Entropy. It’s as plain as day. 


I might be giving an incorrect impression about entropy with these examples by insinuating that everything is trying to return to nature’s baseline higher state of entropy. In fact, the entire Universe since its inception 13.7 billion years ago has been gaining entropy or losing order. Just a fraction of a second after the big bang, all the mass that makes up the entire Universe comprised an area the size of a pea, at an unfathomable temperature of 1 billion degrees Kelvin. The density and energy contained within that pea-sized area had extremely low entropy, which is highly unlikely to stay constant, and therefore it continued to spread and cool — as it still does today and will continue to do until the heat death of the Universe.

For me, here’s the conundrum: Mountains are weathered down over time and become hills. Water flows downhill through the most straightforward path.
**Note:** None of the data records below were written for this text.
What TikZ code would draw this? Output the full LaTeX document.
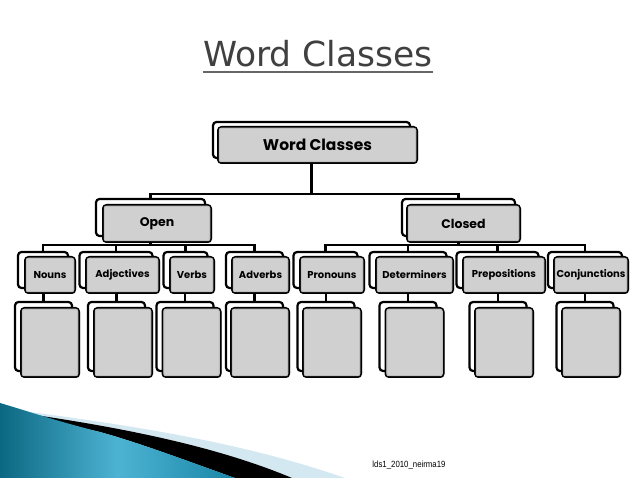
\documentclass[tikz,border=0pt]{standalone}
\usepackage{fontspec}
\setmainfont{DejaVu Sans}
\newfontfamily\boxfont{Poppins}
\newfontfamily\footfont{Liberation Sans}
\usetikzlibrary{shadows}
\definecolor{boxgray}{HTML}{D0D0D0}
\definecolor{titlegray}{HTML}{404040}
\definecolor{tealdark}{HTML}{0C6882}
\definecolor{teallight}{HTML}{4DB3D3}
\definecolor{tealmid}{HTML}{1A86A6}
\definecolor{paleblue}{HTML}{D3E8F0}
\pgfdeclarelayer{bg}
\pgfsetlayers{bg,main}
\tikzset{
  backbox/.style={draw=black, line width=2.2pt, fill=white, rounded corners=3.5pt, inner sep=0pt},
  frontbox/.style={draw=black, line width=2pt, fill=boxgray, rounded corners=3.5pt, inner sep=0pt,
    drop shadow={shadow xshift=1pt, shadow yshift=-1pt, fill=black!60, opacity=0.6}},
  bevelline/.style={draw=gray!50, line width=1.1pt, rounded corners=2pt},
  lbl/.style={font=\boxfont\bfseries\fontsize{10}{12}\selectfont},
  lbltop/.style={font=\boxfont\bfseries\fontsize{12.5}{14}\selectfont},
  conn/.style={draw=black, line width=2.3pt},
}
\newcommand{\bevel}[1]{\draw[bevelline] ([shift={(2.3pt,-2.3pt)}]#1.north west) rectangle ([shift={(-2.3pt,2.3pt)}]#1.south east);}
\begin{document}
\begin{tikzpicture}[x=1pt,y=-1pt]
\useasboundingbox (0,0) rectangle (638,478);
\begin{pgfonlayer}{bg}
\fill[white] (0,0) rectangle (638,478);
\end{pgfonlayer}

% title
\node[anchor=base, text=titlegray, font=\fontsize{34.5}{38}\selectfont, inner sep=0pt] (title) at (318,67) {Word Classes};
\draw[titlegray!80, line width=2pt] (title.south west |- 0,72) -- (title.south east |- 0,72);

% swoosh
\fill[paleblue] (0,403) -- (30,412) .. controls (150,428) and (250,445) .. (345,478) -- (0,478) -- cycle;
\fill[black] (35,415) .. controls (150,432) and (230,452) .. (292,478) -- (235,478)
  .. controls (190,462) and (140,443) .. (100,432) .. controls (70,425) and (50,420) .. (35,416) -- cycle;
\shade[left color=tealdark, right color=tealmid, middle color=teallight]
  (0,403) .. controls (30,412) and (60,422) .. (100,432) .. controls (140,443) and (190,462) .. (235,478) -- (0,478) -- cycle;
\node[font=\footfont\fontsize{9}{10}\selectfont, xscale=0.87, inner sep=0pt] (foot) at (409,465) {lds1\_2010\_neirma19};

% root
\node[backbox, minimum width=197pt, minimum height=36pt] (rootb) at (311.5,140) {};
\node[frontbox, minimum width=199pt, minimum height=36pt, font=\boxfont\bfseries\fontsize{15.5}{17}\selectfont] (root) at (317.5,145) {Word Classes};
\bevel{root}

% level 1
\node[backbox, minimum width=109pt, minimum height=37pt] (openb) at (150.5,217.5) {};
\node[frontbox, lbltop, minimum width=108pt, minimum height=37pt] (open) at (157,223.5) {Open};
\bevel{open}
\node[backbox, minimum width=113pt, minimum height=37pt] (closedb) at (458.5,217.5) {};
\node[frontbox, lbltop, minimum width=113pt, minimum height=37pt] (closed) at (463.5,223.5) {Closed};
\bevel{closed}

% level 2
\foreach \nm/\fx/\bx/\w/\txt in {nouns/50/43/50/Nouns, adj/122.5/116/73/Adjectives, verbs/192/185.5/44/Verbs, adv/260.5/254.5/57/Adverbs,
  pron/332/325.5/64/Pronouns, det/414.5/408/77/Determiners, prep/504/497.5/82/Prepositions, conj/591/585/74/Conjunctions}{
  \node[backbox, minimum width=\w pt, minimum height=36pt] (\nm b) at (\bx,270) {};
  \node[frontbox, lbl, minimum width=\w pt, minimum height=36pt] (\nm) at (\fx,275) {\txt};
  \bevel{\nm}
}

% level 3
\foreach \nm/\fx/\bx in {nouns/50/43.5, adj/123/116.5, verbs/191.5/185, adv/260/254.5,
  pron/332/326, det/414.5/408, prep/504/498, conj/591/585}{
  \node[backbox, minimum width=57pt, minimum height=69pt] (\nm bb) at (\bx,336.5) {};
  \node[frontbox, minimum width=58pt, minimum height=69pt] (\nm e) at (\fx,342.5) {};
  \bevel{\nm e}
}

% connectors
\begin{pgfonlayer}{bg}
\draw[conn] (rootb.south) -- (rootb.south |- 0,195);
\draw[conn] (openb.north) -- ++(0,-4) -| (closedb.north);
\draw[conn] (openb.south) -- (openb.south |- 0,246);
\draw[conn] (nounsb.north) -- ++(0,-6) -| (advb.north);
\draw[conn] (adjb.north) -- ++(0,-6);
\draw[conn] (verbsb.north) -- ++(0,-6);
\draw[conn] (closedb.south) -- (closedb.south |- 0,246);
\draw[conn] (pronb.north) -- ++(0,-6) -| (conjb.north);
\draw[conn] (detb.north) -- ++(0,-6);
\draw[conn] (prepb.north) -- ++(0,-6);
\foreach \nm in {nouns,adj,verbs,adv,pron,det,prep,conj}{
  \draw[conn] (\nm bb.north |- \nm.south) -- (\nm bb.north);
}
\end{pgfonlayer}
\end{tikzpicture}
\end{document}
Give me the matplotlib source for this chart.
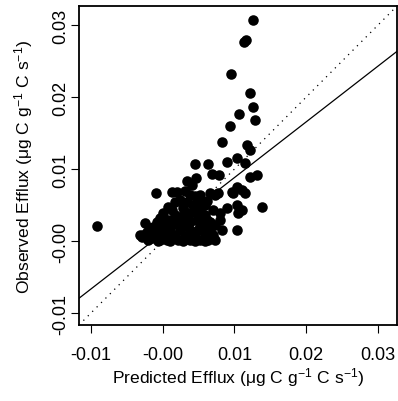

So, why, then, do trees and in a more general sense life seem to constantly lower entropy in a universe that is clearly moving toward higher entropy? When I went to Eustis and took a walk through the Cathedral Pines towering 70 feet overhead, it was a surreal experience for that reason. It felt like an act of defiance for this life to come out of the ground and reach so high.

Cathedral Pines

Wilson-McFarlane sees the inexplicable elegance of entropy in the Cathedral Pines of Eustis, Maine.  


When I was on Moosehead Lake a few weeks earlier, I saw several small islands poking out of the water hardly more than a foot or two, with trees hanging on for dear life. That is what led me to take a picture of them. It felt so arbitrary that the water level of the lake was just below a small pile of rocks and it stayed there long enough to foster the growth of trees. In a context of constant change, I thought they stuck out as an odd equilibrium.

Island of trees

An improbable equilibrium reached on Maine’s Moosehead Lake. 


Waterfalls are a perfect example of constant change. Geologically speaking, waterfalls are very short-lived, usually eroding themselves backwards, up the river. I get that feeling while hiking through the gorge leading up to Angel Falls in Township E, especially where there are large boulders strewn everywhere, most likely transported by huge water flows during the Laurentide ice sheet melt 11,000 years ago.

Township E falls in Maine

In Wilson-McFarlane’s image of Moxie Falls in West Forks, Maine, the loss of potential energy has rarely looked so beautiful.


In a picture of Moxie Falls I took in May, the feeling of being in continual motion is obvious. Water traveling downstream and losing potential energy gets transported by the water cycle back uphill where it receives more energy. In a book I read for an environmental issues class a few semesters ago, the author laid out an almost comical struggle between the citizens of a new town in the early 1800s and a waterfall that provided power for the mills that kept the townspeople out of poverty. The waterfall was formed because of a change in bedrock layers. The top sedimentary layer had been slowly eroding backward upstream for thousands of years. When the town realized this they tried to keep the lip from eroding by diverting the water, and even creating a catch to trap large debris that broke the sandstone. Nothing worked. At one point the waterfall disappeared underground because the top sandstone layer broke through and the entire river dropped below. Humans may try to prevent change, but entropy will always win.

This new cognizance of the things around me is exciting. The more conscious I am of why I photograph what I do the more I see it all around me. I will never fully grasp what entropy is. People spend their entire lives devoted to modeling entropy, but I enjoy the small way that I’ve found to internalize and recognize such an abstract concept.

Seeing the power of nature puts me in my place and removes the ego. I am amazed that landscape photography has made me wonder about the origins of life, and how we came to be. Life has survived five mass extinctions in the past four billion years. I can’t pretend to think that we have a predetermined purpose here on this earth, but how life has pushed against entropy for this long is amazing to me, and capturing it in images will always make me question it.